February 8, 2008.
We set out this morning at 0730. It was the first early start we’ve made in ages. We were so close to Georgetown, the sailors Mecca, that our mindset was “to hell with it, lets get there”. The trip back out through the cut was very pleasant in the calm seas.
The trip south was an affair of motoring with almost no breeze at all. However there was a side bet placed between the four of us traveling together. These are notoriously good fishing grounds. The boat that caught the largest edible fish was to be given a buck apiece by the other three boats.
We caught the first fish, a small Bonito (I think) but unfortunately a Barracuda chewed it up pretty good before we could reel it into the boat. It was alive just long enough to spray blood all over the deck while in its death throws. It was pretty much a butchered waste so we dropped his body back into the deep. That was the only fish we were able to land, so no winners here.
Gary on Packet Inn was able to catch 2 Barracuda. Judging by the size of the head, the first one was a monster that was until something bit the entire body off leaving only the head dangling from his hook. Probably, a shark. His second fish met pretty much the same fate. So in regard to the big picture there was no winner so we all got to keep our dollar.
After 3 hours we arrived at the Conch Cay Cut which is the entrance to Georgetown, the cruisers Mecca.

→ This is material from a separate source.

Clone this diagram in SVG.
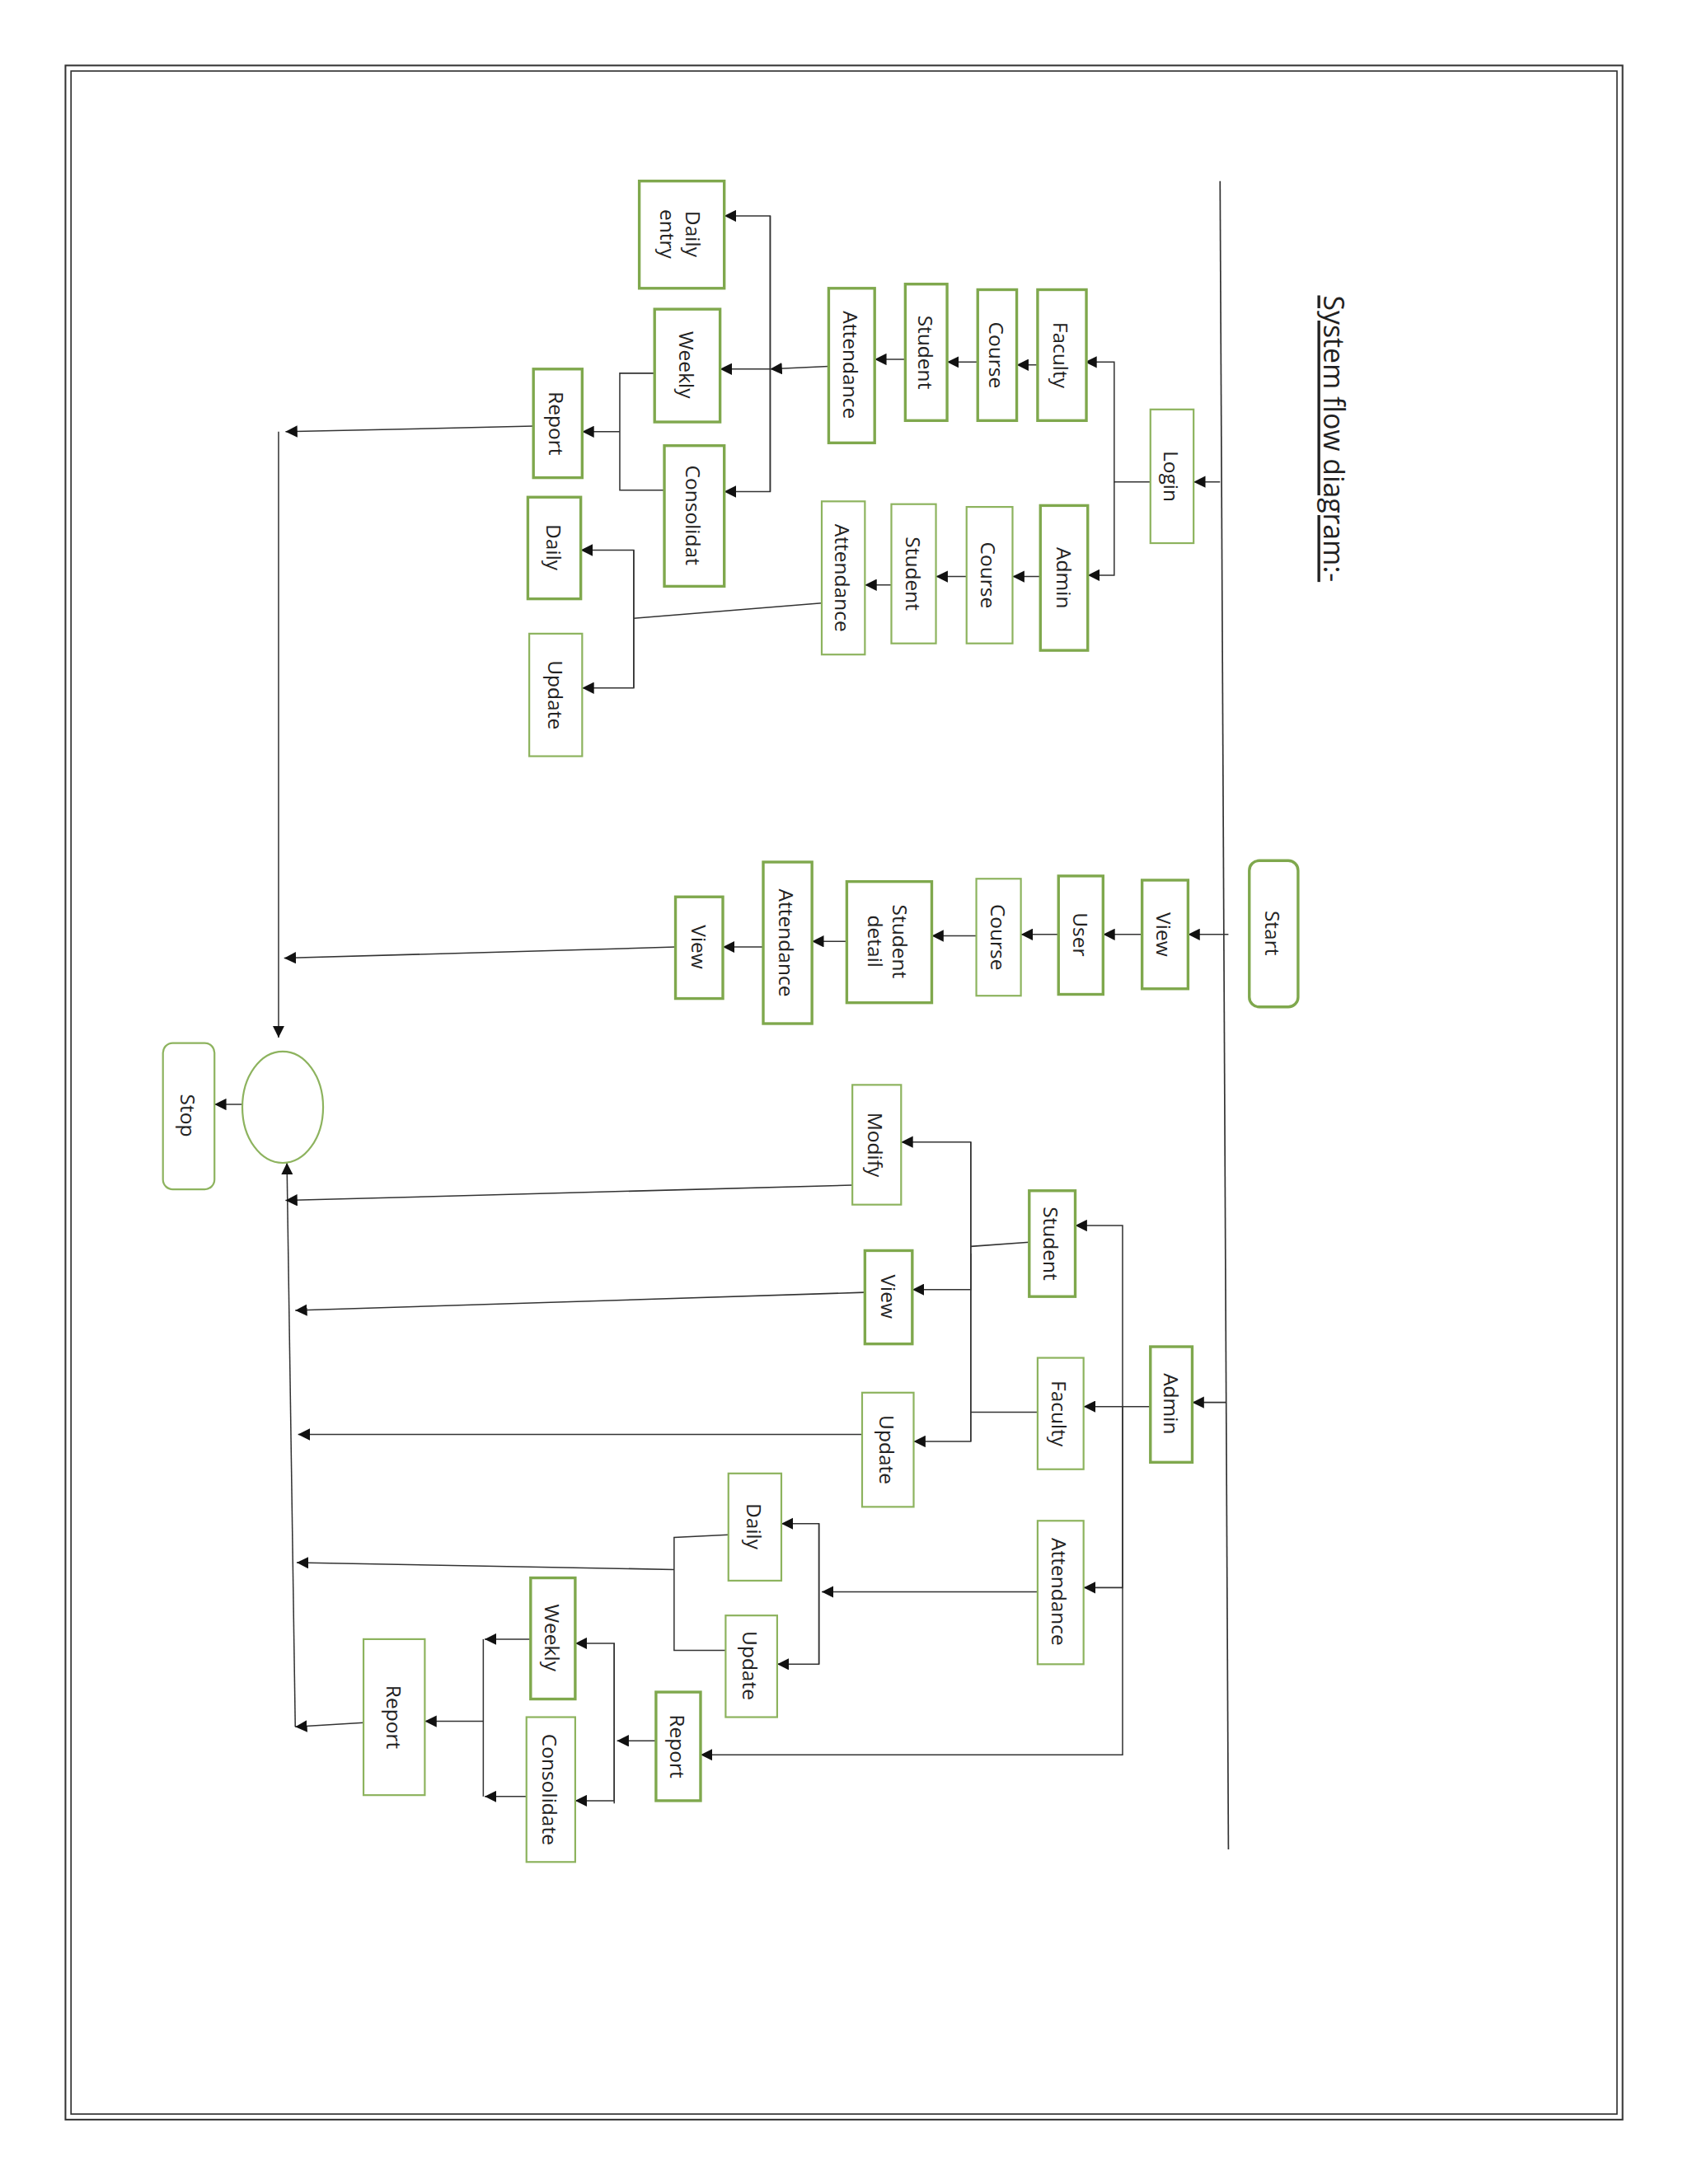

The channel in is a wandering convoluted affair. The cut appears to be wide open but there is a series of reefs and rocks strategically scattered about. This is no place to relax until the anchor is safely down. So you have to pay close attention to your exact latitude and longitude as you travel from one waypoint to the next.
When you arrive at your first waypoint you have to turn to 192 degrees true for .67 nautical miles. Then it’s a turn to port to 131 degrees for .58 nautical miles and so on and so forth for 6 marks. Blindly following marks through an unfamiliar reef system is a little disconcerting so water reading is very important as well.
Once inside there are a series of anchorages along the shoreline of Stocking Island. There’s Hamburger Beach, Volleyball Beach, Holes #1, #2, #3 among others. We’re expecting a violent northerly blow this weekend so we’ve chosen Sand Dollar Beach as it offers excellent protection from the north through east.
The other beaches are more popular as they’re close to the trendy “island” bars so they’re already crowded with close to 200 boats. It looks like Tices Shoal on Memorial Day weekend, not the place we want to be especially with a blow coming. When we arrived at Sand Dollar we were pleasantly surprised to find only a dozen well spaced boats present. We wormed our way in as close to the north shore as we could and dropped the hook in 15 feet of water.
Sand Dollar Beach itself is pristine and remote from the maddening crowd. If we were the only boat here it would still be our chosen anchorage. Theres a couple of nice trails to walk leading to the ocean side of the island. The swimming is good and so should be the shelling, its going to be a nice place to spend some time.